Rocky Horror is a campy movie about a couple that is drawn into a web of mystery and intrigue when, on the night of their engagement, they find themselves stranded at a strange mansion. Forced into the mansion by first car trouble and then driving rain, the protagonists Janet and Brad are confronted by a strange cross-dressing mad-scientist, Dr. Frank N. Furter. Once he shows them his creation, Rocky, a muscular, blond man with a tan, things get weirder. Amid dance numbers, a cameo by Meatloaf, and a double-crossing by Frank's assistants from the planet Transsexual Transylvaniaaaaa, Frank is killed, Meatloaf is killed, even Rocky is killed, and everyone has a good time including the audience (who spends most of the movie throwing things, cursing, and applying sexual innuendoes quite liberally).
"Let's Do the Time Warp Again!" Booooring! Fire One! My seat's wet!
Technically, the film is the Rocky Horror Picture Show, whereas Rocky Horror is the stage show. Written by Richard O'Brien.
One of the worst night's entertainment of my life was when I was dragged to see it and sat next to a bricky from Barnsley, who wore a basque and must have shouted 'Knob' every 2 mins throughout the show.
Reminds me of a Jethro Tull concert I went to, where some big doped-up hulk screamed "Tuuuuull!" in my ear every minute or so -- including throughout a low-volume acoustic set.
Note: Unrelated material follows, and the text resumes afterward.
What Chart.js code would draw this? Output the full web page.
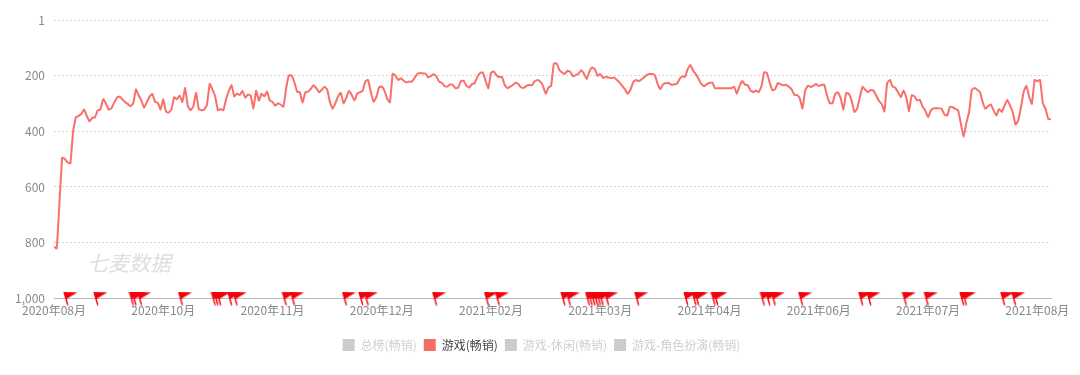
<!DOCTYPE html>
<html>
<head>
<meta charset="utf-8">
<script src="https://cdn.jsdelivr.net/npm/chart.js@4/dist/chart.umd.min.js"></script>
<style>
  html, body { margin: 0; padding: 0; background: #fff; }
  #rankChart { display: block; }
</style>
</head>
<body>
<canvas id="rankChart" width="1080" height="375"></canvas>
<script>
// Values, one per day
const rankValues = [
  815,820,655,495,500,512,515,400,350,345,338,322,345,365,352,350,325,322,285,300,
  322,318,298,280,275,285,295,302,310,300,250,272,290,316,295,275,266,295,298,322,
  285,330,333,322,278,285,272,295,245,310,325,312,262,320,325,322,305,230,250,275,
  325,320,325,285,255,235,275,265,270,255,280,268,272,318,255,290,265,275,258,290,
  295,308,300,305,312,245,200,200,225,258,260,298,260,258,248,235,245,260,252,240,
  250,295,320,300,275,262,300,280,255,270,290,265,260,255,221,216,260,294,278,243,
  239,255,284,296,194,200,216,210,219,225,222,222,209,195,191,193,193,207,202,196,
  203,222,227,238,240,232,234,246,243,219,219,237,243,231,228,205,191,189,219,246,
  190,185,199,206,205,234,246,240,234,226,231,243,244,237,234,235,221,216,222,237,
  266,243,237,157,157,180,189,194,183,187,203,199,194,181,193,213,186,171,177,201,
  195,209,205,207,210,207,215,225,237,249,266,252,225,216,220,215,207,199,195,195,
  199,231,249,231,228,227,233,232,231,213,203,205,177,162,183,195,213,231,239,231,
  227,225,246,246,246,246,246,246,246,240,266,237,220,233,235,254,260,254,260,239,
  188,191,225,253,249,227,231,235,233,240,249,269,270,281,318,254,237,241,237,231,
  238,234,233,272,299,300,266,260,281,322,263,266,290,331,320,278,241,251,260,252,
  254,272,291,302,329,228,216,239,244,260,278,254,278,328,271,275,290,287,312,326,
  350,326,318,318,318,320,340,344,312,314,320,325,373,421,370,332,251,245,251,260,
  296,320,309,304,326,344,320,331,308,287,308,332,376,362,314,258,237,276,302,216,
  221,216,299,320,356,357
];
const flagDays = [
  6,17,30,31,33,48,60,61,62,66,68,86,89,108,114,116,141,160,164,188,190,
  197,198,199,200,201,202,204,215,233,236,237,243,244,261,263,265,275,297,300,313,321,334,335,349,353
];
const tickDays = [0, 40, 80, 120, 160, 200, 240, 280, 320, 360];
const tickLabels = ['2020年08月','2020年10月','2020年11月','2020年12月','2021年02月','2021年03月','2021年04月','2021年06月','2021年07月','2021年08月'];
const rankTicks = [1, 200, 400, 600, 800, 1000];
const legendNames = ['总榜(畅销)', '游戏(畅销)', '游戏-休闲(畅销)', '游戏-角色扮演(畅销)'];

const fontFamily = "'Noto Sans CJK SC', 'Noto Sans', sans-serif";
const lineColor = '#f96f6a';
const offColor = '#cccccc';

// little red pennant used for the version markers
function makeFlag() {
  const c = document.createElement('canvas');
  c.width = 15;
  c.height = 14;
  const g = c.getContext('2d');
  g.fillStyle = '#f4000c';
  g.beginPath();
  g.moveTo(0.3, 0);
  g.lineTo(14.5, 0.8);
  g.lineTo(3.6, 7.5);
  g.closePath();
  g.fill();
  g.strokeStyle = '#f4000c';
  g.lineWidth = 1.4;
  g.beginPath();
  g.moveTo(1.2, 1);
  g.lineTo(4.8, 13.5);
  g.stroke();
  return c;
}

const watermark = {
  id: 'watermark',
  beforeDatasetsDraw(chart) {
    const ctx = chart.ctx;
    ctx.save();
    ctx.font = "italic 21px " + fontFamily;
    ctx.fillStyle = '#dedede';
    ctx.textBaseline = 'middle';
    ctx.fillText('七麦数据', 87, 263);
    ctx.restore();
  }
};

new Chart(document.getElementById('rankChart'), {
  type: 'line',
  plugins: [watermark],
  data: {
    datasets: [
      { label: legendNames[0], data: [], borderColor: offColor, backgroundColor: offColor },
      {
        label: legendNames[1],
        data: rankValues.map((v, i) => ({ x: i, y: v })),
        borderColor: lineColor,
        backgroundColor: lineColor,
        borderWidth: 2,
        pointRadius: 0,
        tension: 0.1
      },
      { label: legendNames[2], data: [], borderColor: offColor, backgroundColor: offColor },
      { label: legendNames[3], data: [], borderColor: offColor, backgroundColor: offColor },
      {
        label: 'flags',
        data: flagDays.map(d => ({ x: d, y: 1000 })),
        showLine: false,
        pointStyle: makeFlag(),
        pointRadius: 6,
        clip: false
      }
    ]
  },
  options: {
    responsive: false,
    animation: false,
    layout: { padding: { top: 20, right: 0, bottom: 14, left: 3 } },
    plugins: {
      tooltip: { enabled: false },
      legend: {
        position: 'bottom',
        onClick: null,
        labels: {
          boxWidth: 12,
          boxHeight: 12,
          padding: 7,
          useBorderRadius: true,
          borderRadius: 3,
          font: { family: fontFamily, size: 12 },
          generateLabels: () => legendNames.map((name, i) => ({
            text: name,
            fillStyle: i === 1 ? '#f56e62' : offColor,
            strokeStyle: 'transparent',
            lineWidth: 0,
            fontColor: i === 1 ? '#444' : '#cfcfcf',
            datasetIndex: i
          }))
        }
      }
    },
    scales: {
      x: {
        type: 'linear',
        min: 0,
        max: 365,
        afterBuildTicks: scale => { scale.ticks = tickDays.map(d => ({ value: d })); },
        afterFit: scale => { scale.height = 33.5; scale.paddingRight = 29; },
        grid: { display: false, drawTicks: false },
        border: { color: '#bbbbbb', width: 1 },
        ticks: {
          autoSkip: false,
          maxRotation: 0,
          padding: 5,
          color: '#888',
          font: { family: fontFamily, size: 12 },
          callback: value => tickLabels[tickDays.indexOf(value)]
        }
      },
      y: {
        reverse: true,
        min: 1,
        max: 1000,
        afterBuildTicks: scale => { scale.ticks = rankTicks.map(v => ({ value: v })); },
        afterFit: scale => { scale.width = 51; },
        grid: { color: '#d8d8d8', drawTicks: false },
        border: { display: false, dash: [2, 2] },
        ticks: {
          padding: 9,
          color: '#888',
          font: { family: fontFamily, size: 12 },
          callback: value => value.toLocaleString('en-US')
        }
      }
    }
  }
});
</script>
</body>
</html>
Good lord. What a strange movie.
Actually, I have quite a few good, hazy memories of throwing toast at a movie screen while this movie was playing, when I was in college. Quite a unique movie. I can't explain it.
It sucked. It does do a good job of portraying what is wrong with a certain sector of society, though.
Um, help me out here, which sector would that be, and what exactly is wrong with it?
Perhaps it is a matter of personal tastes and morality. There were parts of the film that I did enjoy, but overall my impression that I was left with was one of dislike. Not long after the movie came out, many people whom I knew and even a very close individual to my family that I had gone to the movie with, turned to sexual lives that ended up destroying their lives. Several contracted HIV that lead to slow and painful deaths. The (departed) individual that I referred to above was one of the unfortunate, and so was his (departed) partner a few years later. Perhaps I am biased (being heterosexual) but the movie seemed to have fueled dislike in me, and it seemed to (for some) fuel and condone a certain seedy lifestyle.
The movie seems to point out some of the pitfalls of such choices, too, nes-c'est-pas? Brad and Janet suffer the consequences of their moments of weakness, do they not?
This is true, but I noticed the affect that it had on some individuals, and they became so obsessed with the movie that they would even go so far as to first act it out privately in their homes, then later act it out words and actions for real. It is amazing how that people seem to ignore those warnings about "pitfalls" when they do not wish to see or hear them. It seemed(s) to be used, pervertedly perhaps, for the purpose (by a certain sector) as "condonement".